Strategies to Deal with the Problem  Cooperative Model  

  • Reduction of the sizeable area under paddy would not be a feasible alternative in order to ensure enough food stock. Therefore, the issue of straw burning has to be settled through other measures like manufacturing of paper and cardboard, production of mushroom where paddy straw can be used as raw material, etc.
  • But there is skepticism that an individual farmer may not install such a unit irrespective of the size of the farm he is holding. Also, a single unit even of the largest size cannot be economical because the straw is spread throughout the area and transportation to a single point would be a constraint.
  • Therefore, the Cooperative Model, already experienced in the dairy, is the most viable and prudent option in addressing this problem.
  • There is a need of at least two cardboard and paper manufacturing units in every block. A cooperative society in the area with the membership of local farmers and farm laborers can be formed and such units must be affiliated to the apex body of the State federation of cooperative for rice straw management.
  • Such patronization can yield the most desirable results not only to tackle this problem but also to generate income and employment in the state. Production od Biogas  Production of biogas needs technical help and extension services.
  • The cooperative umbrella of the same pattern can however help the farmers and farm labourers throughout the State in this venture.
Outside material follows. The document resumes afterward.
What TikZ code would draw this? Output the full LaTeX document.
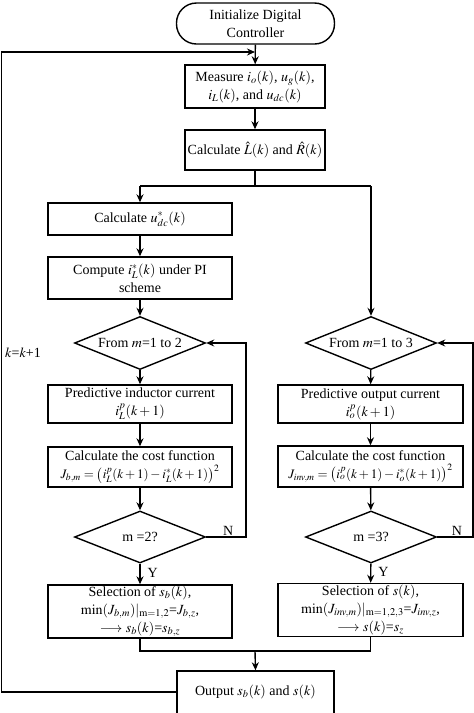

Assured Marketing of Other Crops

  • In Punjab 89% of the farmers have their holding less than 10 acers. These farmers are therefore unable to take any risk either of volatile price or of marketing. In case of rice, price and marketing is assured.
  • The same assurance has to be granted for the alternative crops to increase the area of cultivation under them.

Conclusion:  Stubble burning has to be stopped. But looking into the real problem at micro as well as macro level concerned with food security and concerns of farm community at large, it should we dealt sympathetically with the alternative majors and cooperative model is stands out to be the most appropriate approach to address this problem, which is more viable and sustainable. Small Scale Farmers would be satisfied with less but assured income than the drift towards commercial crops irrespective of their profit that have any risk of fluctuating price and yield.